How to stop stove glass going cloudy

Check your stove manufacturer’s instructions on what fuels should be burned on your appliance. This varies between different stoves, so it’s always worth checking what your manufacturer has to say on the matter.

Avoid burning fuels that have a high sulphur content. Household coal (also known as bituminous coal, house coal and smoky coal) has high levels of sulphur. Petroleum coke (or pet coke) also contains a lot of sulphur.

Ensure your fuel is dry. Burning damp or wet fuels will heighten potential problems with sulphur, so make sure your stove is stored in a dry place. When you buy fuel that might have been exposed to the elements before, give it a chance to dry out properly before burning it. Similarly, if you’re burning wood, make sure it’s well seasoned before use.
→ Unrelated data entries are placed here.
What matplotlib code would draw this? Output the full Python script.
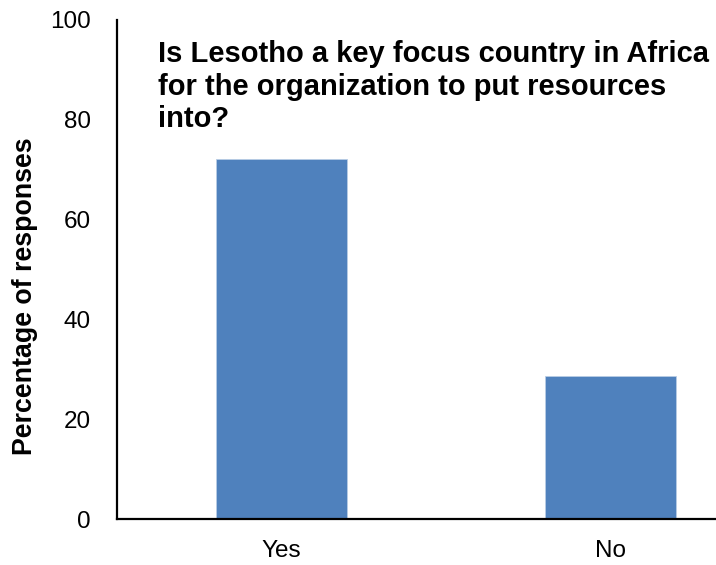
import matplotlib
matplotlib.use("Agg")
import matplotlib.pyplot as plt

# Survey responses (percentage of respondents)
categories = ["Yes", "No"]
percentages = [72.0, 28.6]
y_ticks = [0, 20, 40, 60, 80, 100]
title_lines = [
    "Is Lesotho a key focus country in Africa",
    "for the organization to put resources",
    "into?",
]
y_label = "Percentage of responses"

plt.rcParams["font.family"] = ["Liberation Sans", "DejaVu Sans"]

W, H = 716, 565
fig = plt.figure(figsize=(W / 100, H / 100), dpi=100)

# Axes placed in pixel terms; the right end runs past the canvas edge
left_px, right_px = 117.3, 775.0
top_px, bottom_px = 19.5, 519.0
ax = fig.add_axes([left_px / W, 1 - bottom_px / H,
                   (right_px - left_px) / W, (bottom_px - top_px) / H])

x = range(len(categories))
ax.bar(x, percentages, width=0.4, color="#4F81BD",
       edgecolor="#B9CDE5", linewidth=0.6, zorder=2)

ax.set_xlim(-0.5, 1.5)
ax.set_ylim(0, 100)
ax.set_yticks(y_ticks)
ax.set_xticks(list(x))
ax.set_xticklabels(categories)

for side in ("top", "right"):
    ax.spines[side].set_visible(False)
for side in ("left", "bottom"):
    ax.spines[side].set_linewidth(1.6)
    ax.spines[side].set_color("black")

ax.tick_params(axis="both", length=0, labelsize=17.5, colors="black")
ax.tick_params(axis="y", pad=19)
ax.tick_params(axis="x", pad=15)

fig.text(25 / W, 1 - 296.5 / H, y_label, rotation=90, ha="center",
         va="center", fontsize=19.3, fontweight="bold")

baselines = [61.7, 94.7, 127.3]
for line, base in zip(title_lines, baselines):
    fig.text(158.3 / W, 1 - base / H, line, ha="left", va="baseline",
             fontsize=21, fontweight="bold")

fig.savefig("out.png", dpi=100)
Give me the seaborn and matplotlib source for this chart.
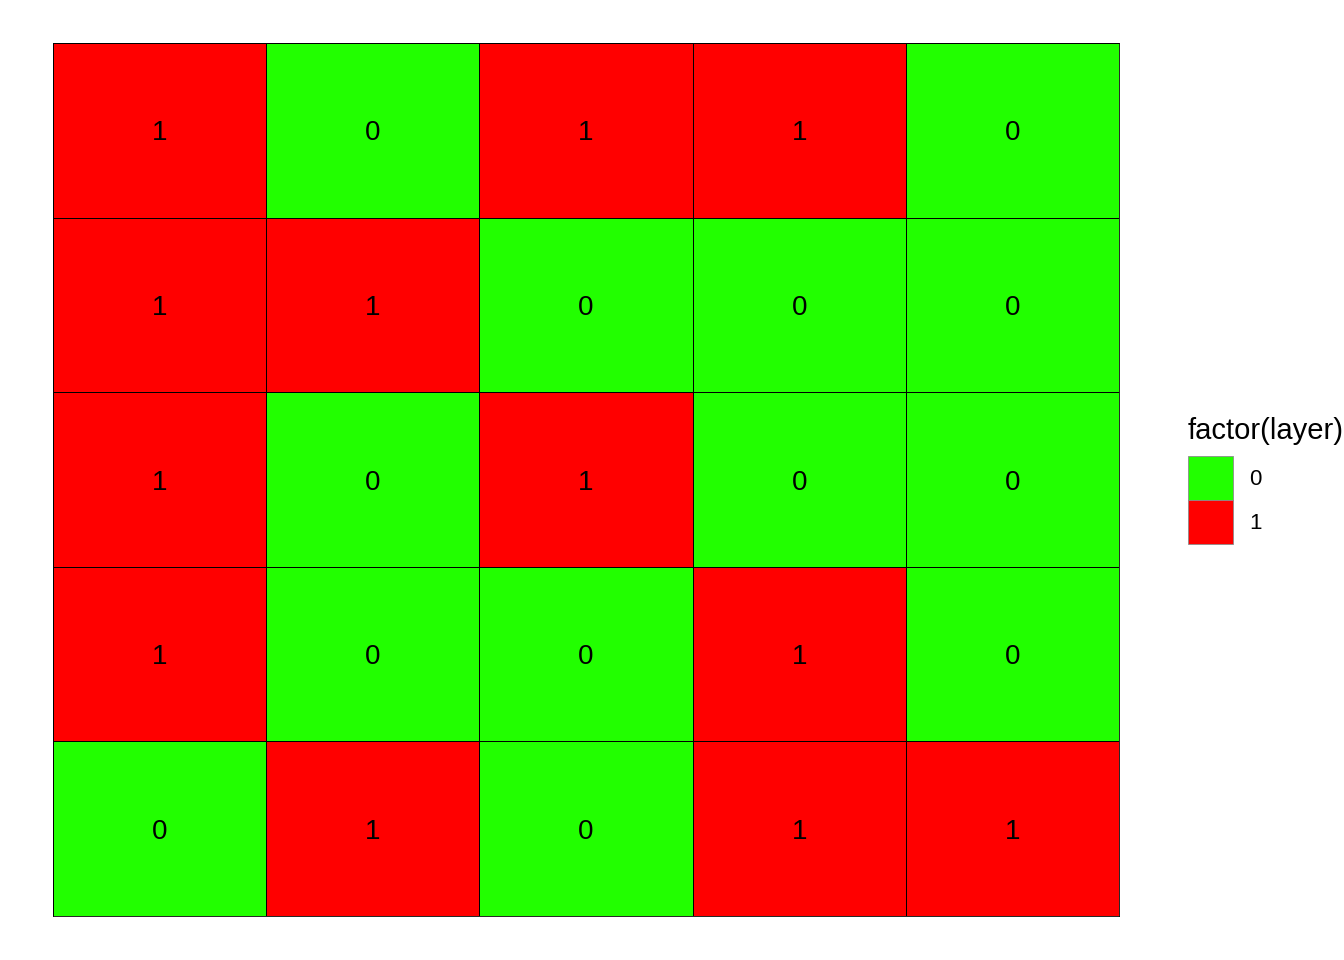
import numpy as np
import pandas as pd
import matplotlib
matplotlib.use("Agg")
import matplotlib.pyplot as plt
from matplotlib.colors import ListedColormap
from matplotlib.patches import Patch
import seaborn as sns

# grid values, top row first
row1 = [1, 0, 1, 1, 0]
row2 = [1, 1, 0, 0, 0]
row3 = [1, 0, 1, 0, 0]
row4 = [1, 0, 0, 1, 0]
row5 = [0, 1, 0, 1, 1]
layer_levels = ["0", "1"]
layer_colors = ["#22FF00", "#FF0000"]

grid = pd.DataFrame([row1, row2, row3, row4, row5])

sns.set_style("white")
plt.rcParams["font.family"] = ["Liberation Sans", "DejaVu Sans"]
plt.rcParams["text.color"] = "black"

fig = plt.figure(figsize=(13.44, 9.6), dpi=100)
ax = fig.add_axes([0.0394, 0.0458, 0.7932, 0.9094])

sns.heatmap(grid, ax=ax, cmap=ListedColormap(layer_colors), vmin=-0.5, vmax=1.5,
            annot=True, fmt="d",
            annot_kws={"size": 20, "color": "black", "va": "center_baseline"},
            linewidths=0.6, linecolor="black", cbar=False,
            xticklabels=False, yticklabels=False)

# outer border
for side in ax.spines.values():
    side.set_visible(True)
    side.set_linewidth(0.6)
    side.set_color("black")

handles = [Patch(facecolor=c, edgecolor="#8c8c8c", linewidth=0.6) for c in layer_colors]
leg = fig.legend(handles, layer_levels, title="factor(layer)", loc="upper left",
                 bbox_to_anchor=(0.884, 0.566), frameon=False, fontsize=16,
                 title_fontsize=21, handlelength=2.03, handleheight=2.67,
                 labelspacing=0, handletextpad=0.7, borderpad=0, borderaxespad=0,
                 alignment="left")
leg._legend_box.sep = 8.5

fig.savefig("out.png", dpi=100)
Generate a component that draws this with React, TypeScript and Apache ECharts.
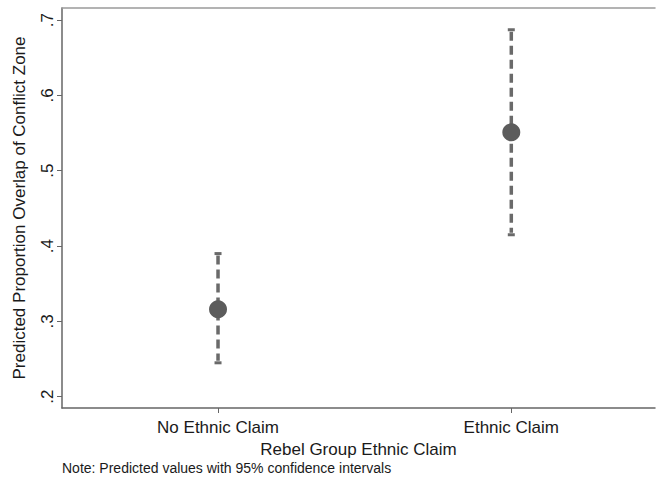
import React, { useEffect, useRef } from "react";
import * as echarts from "echarts";

const categories = ["No Ethnic Claim", "Ethnic Claim"];
const categoryPositions = [1, 2];
const predicted = [0.316, 0.551];
const ciLower = [0.245, 0.415];
const ciUpper = [0.39, 0.687];
const yTicks = [0.2, 0.3, 0.4, 0.5, 0.6, 0.7];

const FONT = "'Liberation Sans', Arial, Helvetica, sans-serif";

export default function App() {
  const ref = useRef<HTMLDivElement>(null);
  useEffect(() => {
    if (!ref.current) return;
    const chart = echarts.init(ref.current, undefined, { renderer: "svg" });
    const errorData = categoryPositions.map((x, i) => [x, ciLower[i], ciUpper[i]]);
    const pointData = categoryPositions.map((x, i) => [x, predicted[i]]);
    chart.setOption({
      animation: false,
      backgroundColor: "#ffffff",
      textStyle: { fontFamily: FONT },
      grid: { left: 62, right: 3, top: 8, bottom: 69, containLabel: false },
      xAxis: [
        {
          type: "value",
          min: 0.468,
          max: 2.49,
          position: "bottom",
          name: "Rebel Group Ethnic Claim",
          nameLocation: "middle",
          nameGap: 33,
          nameMoveOverlap: false,
          nameTextStyle: { fontFamily: FONT, fontSize: 17, color: "#1a1a1a" },
          axisLine: { show: true, lineStyle: { color: "#666", width: 1.5 } },
          axisTick: { show: true, customValues: categoryPositions, length: 5, lineStyle: { color: "#666" } },
          axisLabel: {
            customValues: categoryPositions,
            formatter: (v: number) => categories[Math.round(v) - 1] ?? "",
            fontFamily: FONT,
            fontSize: 17,
            color: "#1a1a1a",
            margin: 11,
          },
          splitLine: { show: false },
        },
        {
          type: "value",
          min: 0.468,
          max: 2.49,
          position: "top",
          axisLine: { show: true, lineStyle: { color: "#9a9a9a", width: 1.5 } },
          axisTick: { show: false },
          axisLabel: { show: false },
          splitLine: { show: false },
        },
      ],
      yAxis: {
        type: "value",
        min: 0.185,
        max: 0.716,
        name: "Predicted Proportion Overlap of Conflict Zone",
        nameLocation: "middle",
        nameRotate: 90,
        nameGap: 34,
        nameTextStyle: { fontFamily: FONT, fontSize: 17, color: "#1a1a1a" },
        axisLine: { show: true, lineStyle: { color: "#666", width: 1.5 } },
        axisTick: { show: true, customValues: yTicks, length: 5, lineStyle: { color: "#666" } },
        axisLabel: {
          customValues: yTicks,
          rotate: 90,
          formatter: (v: number) => "." + Math.round(v * 10),
          fontFamily: FONT,
          fontSize: 17,
          color: "#1a1a1a",
          margin: 6,
        },
        splitLine: { show: false },
      },
      series: [
        {
          type: "custom",
          xAxisIndex: 0,
          data: errorData,
          renderItem: (params: any, api: any) => {
            const x = api.value(0);
            const lo = api.coord([x, api.value(1)]);
            const hi = api.coord([x, api.value(2)]);
            const color = "#6a6a6a";
            return {
              type: "group",
              children: [
                {
                  type: "line",
                  shape: { x1: hi[0], y1: hi[1] + 2, x2: lo[0], y2: lo[1] - 2 },
                  style: { stroke: color, lineWidth: 3.5, lineDash: [9, 5] },
                },
                {
                  type: "rect",
                  shape: { x: hi[0] - 3.5, y: hi[1] - 1.5, width: 7, height: 3 },
                  style: { fill: color },
                },
                {
                  type: "rect",
                  shape: { x: lo[0] - 3.5, y: lo[1] - 1.5, width: 7, height: 3 },
                  style: { fill: color },
                },
              ],
            };
          },
        },
        {
          type: "scatter",
          xAxisIndex: 0,
          data: pointData,
          symbol: "circle",
          symbolSize: 18,
          itemStyle: { color: "#5c5c5c", opacity: 1 },
          z: 5,
        },
      ],
      graphic: [
        {
          type: "text",
          left: 62,
          top: 461,
          style: {
            text: "Note: Predicted values with 95% confidence intervals",
            fontFamily: FONT,
            fontSize: 14,
            fill: "#1a1a1a",
          },
        },
      ],
    });
    return () => chart.dispose();
  }, []);
  return (
    <div
      ref={ref}
      style={{ position: "fixed", left: 0, top: 0, width: 658, height: 477, background: "#fff" }}
    />
  );
}
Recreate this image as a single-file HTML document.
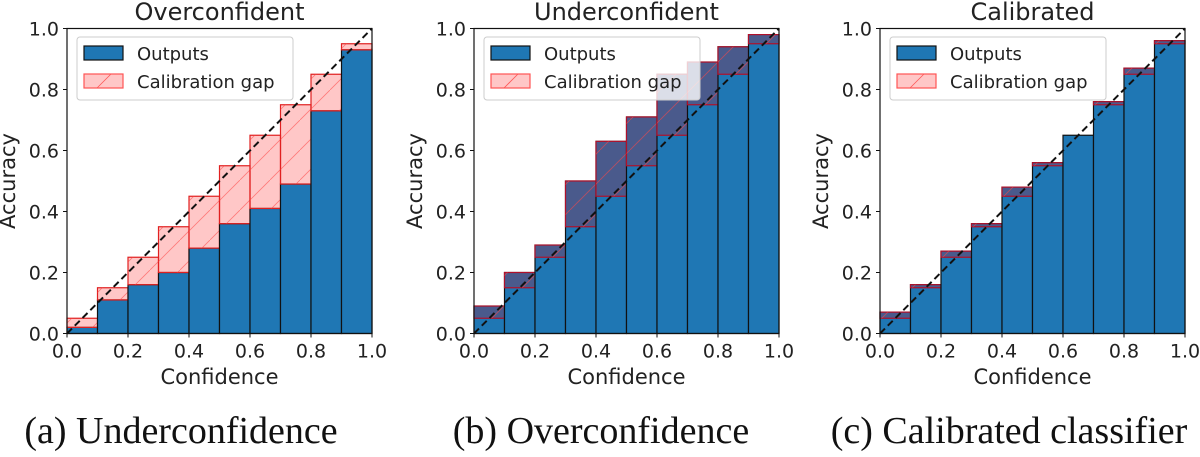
<!DOCTYPE html>
<html><head><meta charset="utf-8"><style>
body{margin:0;background:#fff;width:1200px;height:452px;overflow:hidden}
svg text{font-family:"DejaVu Sans","Liberation Sans",sans-serif;fill:#222}
.cap{font-family:"Liberation Serif",serif;font-size:38px;fill:#111}
</style></head><body>
<svg id="s" width="1200" height="452">
<defs>
<pattern id="hatch" patternUnits="userSpaceOnUse" width="30" height="30">
<path d="M0,30 L30,0" stroke="#ff4444" stroke-width="0.8" opacity="0.6"/>
</pattern>
</defs>
</svg>
<script>
const bins=[0,0.1,0.2,0.3,0.4,0.5,0.6,0.7,0.8,0.9];
const centers=[0.05,0.15,0.25,0.35,0.45,0.55,0.65,0.75,0.85,0.95];
const accOver=[0.02,0.11,0.16,0.20,0.28,0.36,0.41,0.49,0.73,0.93];
const accUnder=[0.09,0.20,0.29,0.50,0.63,0.71,0.85,0.89,0.94,0.98];
const accCal=[0.07,0.16,0.27,0.36,0.48,0.56,0.65,0.76,0.87,0.96];
const ticks=[0,0.2,0.4,0.6,0.8,1.0];
const tickLabels=["0.0","0.2","0.4","0.6","0.8","1.0"];
const titles=["Overconfident","Underconfident","Calibrated"];
const captions=["(a) Underconfidence","(b) Overconfidence","(c) Calibrated classifier"];
const panels=[{l:67,acc:accOver},{l:474,acc:accUnder},{l:880,acc:accCal}];
const capX=[181,601,1009];
const W=305,T=28.5,B=333.5,H=B-T;
const svg=document.getElementById('s');
const NS='http://www.w3.org/2000/svg';
function mk(tag,attrs,parent){const e=document.createElementNS(NS,tag);for(const k in attrs)e.setAttribute(k,attrs[k]);(parent||svg).appendChild(e);return e;}
panels.forEach((p,pi)=>{
  const g=mk('g',{});
  
  
  const X=v=>p.l+v*W, Y=v=>B-v*H;
  const bw=0.1*W;
  bins.forEach((b,i)=>{
    const a=p.acc[i],c=centers[i],lo=Math.min(a,c),hi=Math.max(a,c);
    const r=mk('rect',{x:X(b),y:Y(a),width:bw,height:Y(0)-Y(a),fill:'#1f77b4',stroke:'#111','stroke-width':1.2},g);
    
    
    const over=a>c;
    const gp=mk('rect',{x:X(b),y:Y(hi),width:bw,height:Y(lo)-Y(hi),fill:over?'#4a5a8c':'rgba(255,0,0,0.22)',stroke:over?'#b0102a':'#e02020','stroke-width':1.2},g);
    
    
    mk('rect',{x:X(b),y:Y(hi),width:bw,height:Y(lo)-Y(hi),fill:'url(#hatch)'},g);
  });
  const d=mk('line',{x1:X(0),y1:Y(0),x2:X(1),y2:Y(1),stroke:'#111','stroke-width':2,'stroke-dasharray':'7,4'},g);
  
  
  const fr=mk('rect',{x:p.l,y:T,width:W,height:H,fill:'none',stroke:'#111','stroke-width':1.2},g);
  
  
  ticks.forEach((t,i)=>{
    mk('line',{x1:X(t),y1:B,x2:X(t),y2:B+4,stroke:'#111'},g);
    mk('line',{x1:p.l-4,y1:Y(t),x2:p.l,y2:Y(t),stroke:'#111'},g);
    const tx=mk('text',{x:X(t),y:B+24,'text-anchor':'middle','font-size':19},g);tx.textContent=tickLabels[i];
    
    const ty=mk('text',{x:p.l-8,y:Y(t)+7,'text-anchor':'end','font-size':19},g);ty.textContent=tickLabels[i];
    
  });
  const xl=mk('text',{x:p.l+W/2,y:384,'text-anchor':'middle','font-size':21},g);xl.textContent='Confidence';
  
  const yl=mk('text',{x:0,y:0,'text-anchor':'middle','font-size':21,transform:`translate(${p.l-52},${T+H/2}) rotate(-90)`},g);yl.textContent='Accuracy';
  
  const ti=mk('text',{x:p.l+W/2,y:20,'text-anchor':'middle','font-size':24},g);ti.textContent=titles[pi];
  
  const lg=mk('g',{},g);
  
  
  mk('rect',{x:p.l+10,y:37,width:216,height:63,rx:3,fill:'rgba(255,255,255,0.8)',stroke:'#ccc'},lg);
  mk('rect',{x:p.l+17,y:46,width:39,height:14,fill:'#1f77b4',stroke:'#111','stroke-width':1.2},lg);
  mk('rect',{x:p.l+17,y:74,width:39,height:14,fill:'rgba(255,0,0,0.22)',stroke:'#ff5555','stroke-width':1.2},lg);
  mk('line',{x1:p.l+30,y1:88,x2:p.l+44,y2:74,stroke:'#ff5555','stroke-width':0.8},lg);
  const l1=mk('text',{x:p.l+70,y:60,'font-size':18},lg);l1.textContent='Outputs';
  
  const l2=mk('text',{x:p.l+70,y:88,'font-size':18},lg);l2.textContent='Calibration gap';
  
  const cp=mk('text',{x:capX[pi],y:443,'text-anchor':'middle',class:'cap'});cp.textContent=captions[pi];
  
});
</script>
</body></html>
Don’t slumber your stove. Allowing your stove to burn for extended periods without adding more fuel results in an inefficient burn that encourages the release of gases like sulphur and increases the likelihood of them condensing within your stove system. At the end of the evening, open the air vents fully to burn any remaining fuel rather than allowing it to slowly burn out of the coming hours.

Use your airwash system. The airwash system found on the majority of modern stoves creates a thin layer of air that washes over the inside of the stove glass and helps to prevent sulphuric acid and other substances from settling on the glass.

Clean your stove glass regularly. Giving your stove glass a clean (always when it is cold) will help to remove any harmful sulphuric acid that has settled on the surface before it gets the chance to cause permanent damage.

Clean ashes out regularly. A build-up of ashes again glass will increase the chance of sulphur contained within the ashes condensing and causing cloudiness.